- [Material for this task]
********
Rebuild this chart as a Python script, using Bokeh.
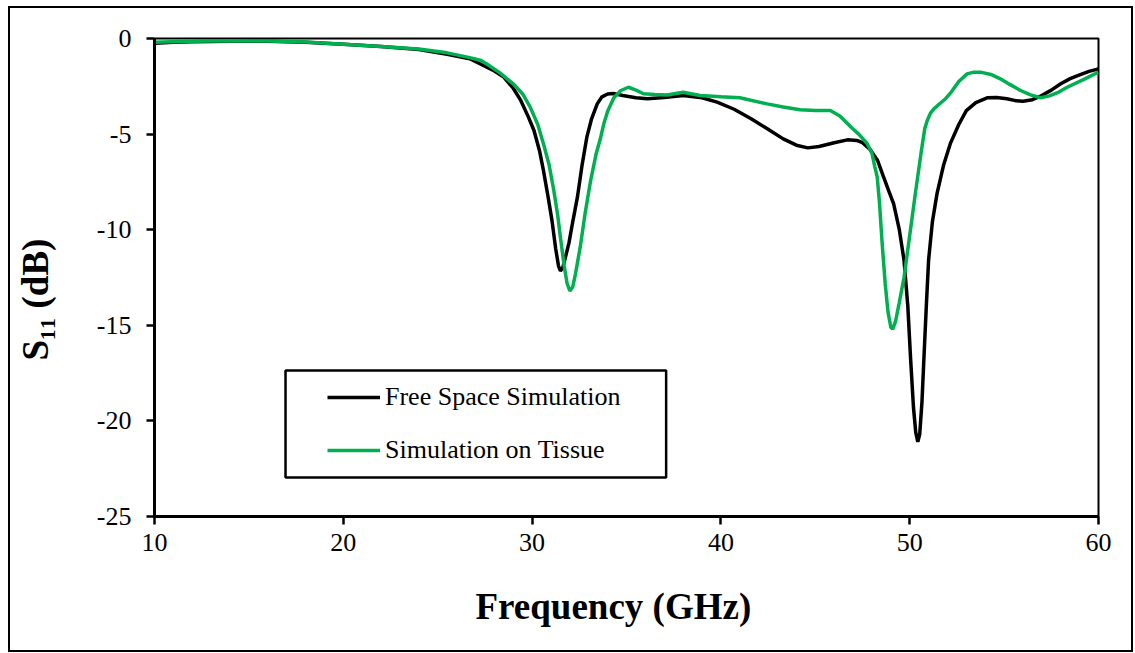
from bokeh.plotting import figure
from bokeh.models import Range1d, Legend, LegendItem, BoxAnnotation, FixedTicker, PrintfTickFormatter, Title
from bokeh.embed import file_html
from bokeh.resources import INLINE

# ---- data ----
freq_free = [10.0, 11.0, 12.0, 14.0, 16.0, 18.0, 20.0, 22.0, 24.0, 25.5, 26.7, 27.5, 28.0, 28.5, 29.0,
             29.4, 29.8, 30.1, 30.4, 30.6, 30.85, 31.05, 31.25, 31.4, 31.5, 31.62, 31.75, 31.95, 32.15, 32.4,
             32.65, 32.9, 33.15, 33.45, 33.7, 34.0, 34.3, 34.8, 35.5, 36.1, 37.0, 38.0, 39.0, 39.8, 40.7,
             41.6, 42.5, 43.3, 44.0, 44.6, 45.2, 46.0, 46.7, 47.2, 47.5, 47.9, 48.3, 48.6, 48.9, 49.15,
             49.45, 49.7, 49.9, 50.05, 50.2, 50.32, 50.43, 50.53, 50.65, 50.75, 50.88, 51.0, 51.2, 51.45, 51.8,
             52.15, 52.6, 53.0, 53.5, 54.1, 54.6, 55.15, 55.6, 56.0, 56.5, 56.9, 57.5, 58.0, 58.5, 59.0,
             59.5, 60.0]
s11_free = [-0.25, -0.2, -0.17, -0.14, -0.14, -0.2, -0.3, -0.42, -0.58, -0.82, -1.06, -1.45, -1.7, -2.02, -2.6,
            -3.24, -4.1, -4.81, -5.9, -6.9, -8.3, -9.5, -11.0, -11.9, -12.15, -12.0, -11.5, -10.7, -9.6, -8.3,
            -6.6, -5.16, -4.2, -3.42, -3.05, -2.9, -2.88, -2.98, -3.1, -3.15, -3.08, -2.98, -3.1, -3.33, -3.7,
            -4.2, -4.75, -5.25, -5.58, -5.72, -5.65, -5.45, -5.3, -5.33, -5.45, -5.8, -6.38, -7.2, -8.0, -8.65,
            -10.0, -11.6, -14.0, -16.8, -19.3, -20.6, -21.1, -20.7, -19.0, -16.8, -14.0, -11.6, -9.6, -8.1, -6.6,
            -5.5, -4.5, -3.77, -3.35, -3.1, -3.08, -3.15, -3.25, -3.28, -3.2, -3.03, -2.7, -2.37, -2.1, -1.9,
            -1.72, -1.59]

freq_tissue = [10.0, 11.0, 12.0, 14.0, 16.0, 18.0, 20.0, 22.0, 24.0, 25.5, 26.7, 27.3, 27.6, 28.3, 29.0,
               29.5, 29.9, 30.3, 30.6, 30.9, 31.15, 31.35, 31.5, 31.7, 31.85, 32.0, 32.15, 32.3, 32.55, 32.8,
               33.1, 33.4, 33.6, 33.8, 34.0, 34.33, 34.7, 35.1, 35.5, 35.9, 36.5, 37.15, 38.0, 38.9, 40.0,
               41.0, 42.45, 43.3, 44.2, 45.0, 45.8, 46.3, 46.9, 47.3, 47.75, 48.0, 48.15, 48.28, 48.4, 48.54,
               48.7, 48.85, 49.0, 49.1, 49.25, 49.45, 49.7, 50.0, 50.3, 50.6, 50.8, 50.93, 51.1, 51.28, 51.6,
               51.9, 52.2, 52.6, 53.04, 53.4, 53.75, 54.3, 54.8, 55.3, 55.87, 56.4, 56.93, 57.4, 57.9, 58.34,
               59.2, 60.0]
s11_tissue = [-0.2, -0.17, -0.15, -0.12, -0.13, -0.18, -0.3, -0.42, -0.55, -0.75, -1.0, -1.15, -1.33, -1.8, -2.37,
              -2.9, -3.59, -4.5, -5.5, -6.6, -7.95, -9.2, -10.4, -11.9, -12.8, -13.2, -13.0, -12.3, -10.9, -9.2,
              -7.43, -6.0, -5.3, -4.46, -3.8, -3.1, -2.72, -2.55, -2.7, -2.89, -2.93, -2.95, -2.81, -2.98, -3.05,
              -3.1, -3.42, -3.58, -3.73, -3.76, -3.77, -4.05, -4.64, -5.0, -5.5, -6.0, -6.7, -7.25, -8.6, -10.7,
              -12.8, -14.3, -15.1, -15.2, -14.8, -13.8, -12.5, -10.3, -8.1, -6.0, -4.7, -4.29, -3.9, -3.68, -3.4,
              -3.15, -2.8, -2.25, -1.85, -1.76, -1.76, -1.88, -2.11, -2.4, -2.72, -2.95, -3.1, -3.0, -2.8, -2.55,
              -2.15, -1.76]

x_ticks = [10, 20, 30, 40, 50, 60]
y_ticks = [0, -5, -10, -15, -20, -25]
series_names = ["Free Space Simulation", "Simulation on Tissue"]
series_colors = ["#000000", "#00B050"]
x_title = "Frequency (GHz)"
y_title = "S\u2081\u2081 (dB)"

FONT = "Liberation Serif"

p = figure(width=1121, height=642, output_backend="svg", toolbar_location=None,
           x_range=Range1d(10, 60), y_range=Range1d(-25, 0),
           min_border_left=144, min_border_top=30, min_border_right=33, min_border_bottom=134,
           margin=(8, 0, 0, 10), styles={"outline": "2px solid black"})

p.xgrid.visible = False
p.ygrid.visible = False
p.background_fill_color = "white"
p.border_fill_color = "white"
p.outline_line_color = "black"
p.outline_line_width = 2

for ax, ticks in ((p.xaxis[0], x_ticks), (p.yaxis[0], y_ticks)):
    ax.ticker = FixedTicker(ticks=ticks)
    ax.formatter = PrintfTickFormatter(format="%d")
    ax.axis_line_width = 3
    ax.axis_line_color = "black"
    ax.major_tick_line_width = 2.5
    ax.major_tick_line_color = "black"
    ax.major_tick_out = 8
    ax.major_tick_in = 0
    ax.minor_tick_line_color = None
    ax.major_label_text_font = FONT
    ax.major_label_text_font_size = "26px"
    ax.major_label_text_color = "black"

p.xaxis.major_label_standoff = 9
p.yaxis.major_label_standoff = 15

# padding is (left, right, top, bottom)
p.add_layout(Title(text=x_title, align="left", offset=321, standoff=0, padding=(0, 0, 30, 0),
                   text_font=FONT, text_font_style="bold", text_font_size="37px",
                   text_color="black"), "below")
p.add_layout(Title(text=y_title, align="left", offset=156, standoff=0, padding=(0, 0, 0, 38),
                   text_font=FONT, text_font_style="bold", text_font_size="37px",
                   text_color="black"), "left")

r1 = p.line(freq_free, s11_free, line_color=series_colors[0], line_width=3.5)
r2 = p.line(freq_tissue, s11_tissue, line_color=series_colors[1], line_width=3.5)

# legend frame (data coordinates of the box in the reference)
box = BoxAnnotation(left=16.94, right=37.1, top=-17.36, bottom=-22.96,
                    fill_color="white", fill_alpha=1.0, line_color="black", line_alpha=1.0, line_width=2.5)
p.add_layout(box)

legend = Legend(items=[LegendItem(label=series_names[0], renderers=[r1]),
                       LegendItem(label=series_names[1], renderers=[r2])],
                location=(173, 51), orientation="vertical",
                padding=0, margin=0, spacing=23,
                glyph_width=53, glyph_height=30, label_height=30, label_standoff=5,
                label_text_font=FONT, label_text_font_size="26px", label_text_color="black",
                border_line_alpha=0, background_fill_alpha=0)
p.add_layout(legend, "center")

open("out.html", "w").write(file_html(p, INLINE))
********
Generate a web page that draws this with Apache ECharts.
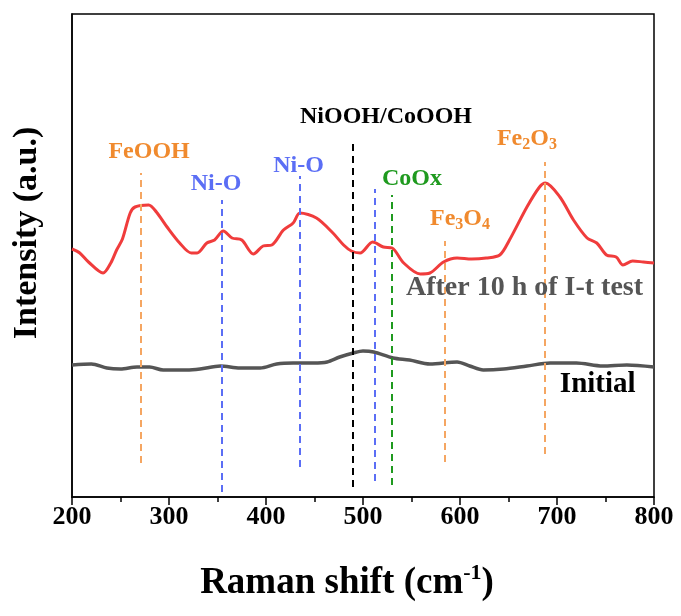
********
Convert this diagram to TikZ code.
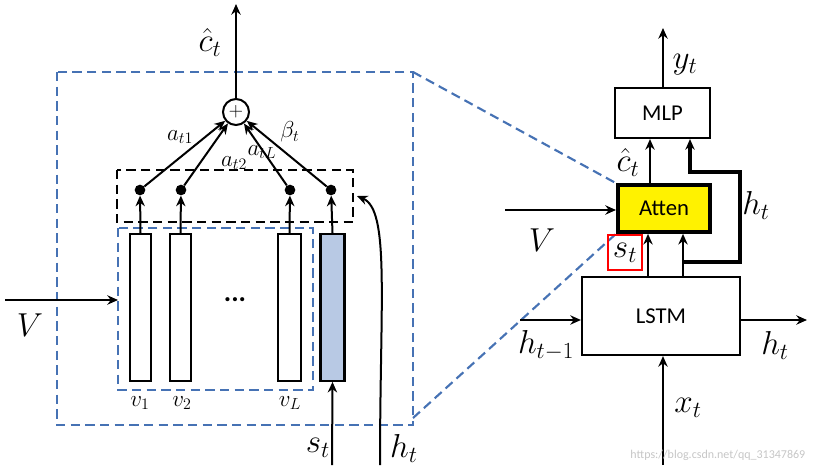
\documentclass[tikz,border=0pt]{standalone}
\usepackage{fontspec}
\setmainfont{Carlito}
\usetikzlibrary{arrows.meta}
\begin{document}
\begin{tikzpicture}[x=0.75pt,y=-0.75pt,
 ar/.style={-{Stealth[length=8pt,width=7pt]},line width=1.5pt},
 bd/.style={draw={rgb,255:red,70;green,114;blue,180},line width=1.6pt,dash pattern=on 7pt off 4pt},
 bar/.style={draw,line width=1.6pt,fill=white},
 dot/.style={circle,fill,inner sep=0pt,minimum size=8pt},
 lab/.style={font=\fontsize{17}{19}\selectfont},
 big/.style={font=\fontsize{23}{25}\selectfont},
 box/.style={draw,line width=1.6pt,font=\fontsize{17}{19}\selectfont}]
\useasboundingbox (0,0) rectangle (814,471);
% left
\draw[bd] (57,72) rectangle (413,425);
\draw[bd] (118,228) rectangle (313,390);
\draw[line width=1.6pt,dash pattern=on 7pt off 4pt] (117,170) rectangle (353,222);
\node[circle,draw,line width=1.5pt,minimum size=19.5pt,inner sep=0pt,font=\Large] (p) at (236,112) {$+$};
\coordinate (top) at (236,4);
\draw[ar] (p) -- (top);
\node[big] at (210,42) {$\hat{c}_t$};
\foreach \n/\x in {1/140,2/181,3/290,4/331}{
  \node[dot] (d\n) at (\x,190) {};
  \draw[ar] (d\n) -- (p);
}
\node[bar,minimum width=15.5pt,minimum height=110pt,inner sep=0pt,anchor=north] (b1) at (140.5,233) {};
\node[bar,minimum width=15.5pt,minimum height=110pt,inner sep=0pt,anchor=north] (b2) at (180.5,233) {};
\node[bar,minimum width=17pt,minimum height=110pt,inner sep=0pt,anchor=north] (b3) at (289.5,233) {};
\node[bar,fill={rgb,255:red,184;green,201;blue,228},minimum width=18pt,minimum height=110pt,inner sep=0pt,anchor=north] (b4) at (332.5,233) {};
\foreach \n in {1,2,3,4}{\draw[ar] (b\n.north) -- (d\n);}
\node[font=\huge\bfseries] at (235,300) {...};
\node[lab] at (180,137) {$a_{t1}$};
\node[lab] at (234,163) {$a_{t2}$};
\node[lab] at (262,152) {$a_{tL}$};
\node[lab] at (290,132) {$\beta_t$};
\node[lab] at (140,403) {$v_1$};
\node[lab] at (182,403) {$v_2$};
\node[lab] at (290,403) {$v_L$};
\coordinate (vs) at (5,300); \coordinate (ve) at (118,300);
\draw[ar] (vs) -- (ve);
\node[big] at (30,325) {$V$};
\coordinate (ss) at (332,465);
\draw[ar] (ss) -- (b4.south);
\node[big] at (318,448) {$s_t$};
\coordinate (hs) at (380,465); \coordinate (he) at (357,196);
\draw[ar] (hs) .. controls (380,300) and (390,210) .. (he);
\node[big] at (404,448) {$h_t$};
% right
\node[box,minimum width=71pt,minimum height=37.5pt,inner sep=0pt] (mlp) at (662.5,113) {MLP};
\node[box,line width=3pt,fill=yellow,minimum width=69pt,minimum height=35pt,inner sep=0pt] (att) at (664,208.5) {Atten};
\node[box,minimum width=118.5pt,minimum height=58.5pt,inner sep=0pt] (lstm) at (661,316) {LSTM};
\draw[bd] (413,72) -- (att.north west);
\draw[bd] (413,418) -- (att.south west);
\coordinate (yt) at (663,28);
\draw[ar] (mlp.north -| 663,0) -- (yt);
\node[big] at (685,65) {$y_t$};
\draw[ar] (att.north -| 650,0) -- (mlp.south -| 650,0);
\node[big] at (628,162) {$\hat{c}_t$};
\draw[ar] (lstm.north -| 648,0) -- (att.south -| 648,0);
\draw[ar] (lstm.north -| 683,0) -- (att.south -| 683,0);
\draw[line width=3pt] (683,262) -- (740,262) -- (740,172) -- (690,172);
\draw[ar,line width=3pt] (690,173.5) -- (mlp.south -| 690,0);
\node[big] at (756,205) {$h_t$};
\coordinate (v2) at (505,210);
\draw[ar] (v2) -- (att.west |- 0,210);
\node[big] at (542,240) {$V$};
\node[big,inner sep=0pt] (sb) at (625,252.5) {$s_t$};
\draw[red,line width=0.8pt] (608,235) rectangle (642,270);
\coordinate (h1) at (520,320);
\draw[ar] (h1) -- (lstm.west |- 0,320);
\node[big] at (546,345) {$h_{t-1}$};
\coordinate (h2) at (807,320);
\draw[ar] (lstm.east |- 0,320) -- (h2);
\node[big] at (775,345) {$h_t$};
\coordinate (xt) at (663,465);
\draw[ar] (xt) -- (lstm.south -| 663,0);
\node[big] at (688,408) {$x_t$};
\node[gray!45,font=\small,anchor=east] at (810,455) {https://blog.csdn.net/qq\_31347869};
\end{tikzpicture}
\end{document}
********
- [Exercise requirements] Without any pictures, set down the lines from the one holding "Rebuild this chart" through the one holding "from bokeh.resources import INLINE".

- [Response to this exercise]
Rebuild this chart as a Python script, using Bokeh.
from bokeh.plotting import figure
from bokeh.models import Range1d, Legend, LegendItem, BoxAnnotation, FixedTicker, PrintfTickFormatter, Title
from bokeh.embed import file_html
from bokeh.resources import INLINE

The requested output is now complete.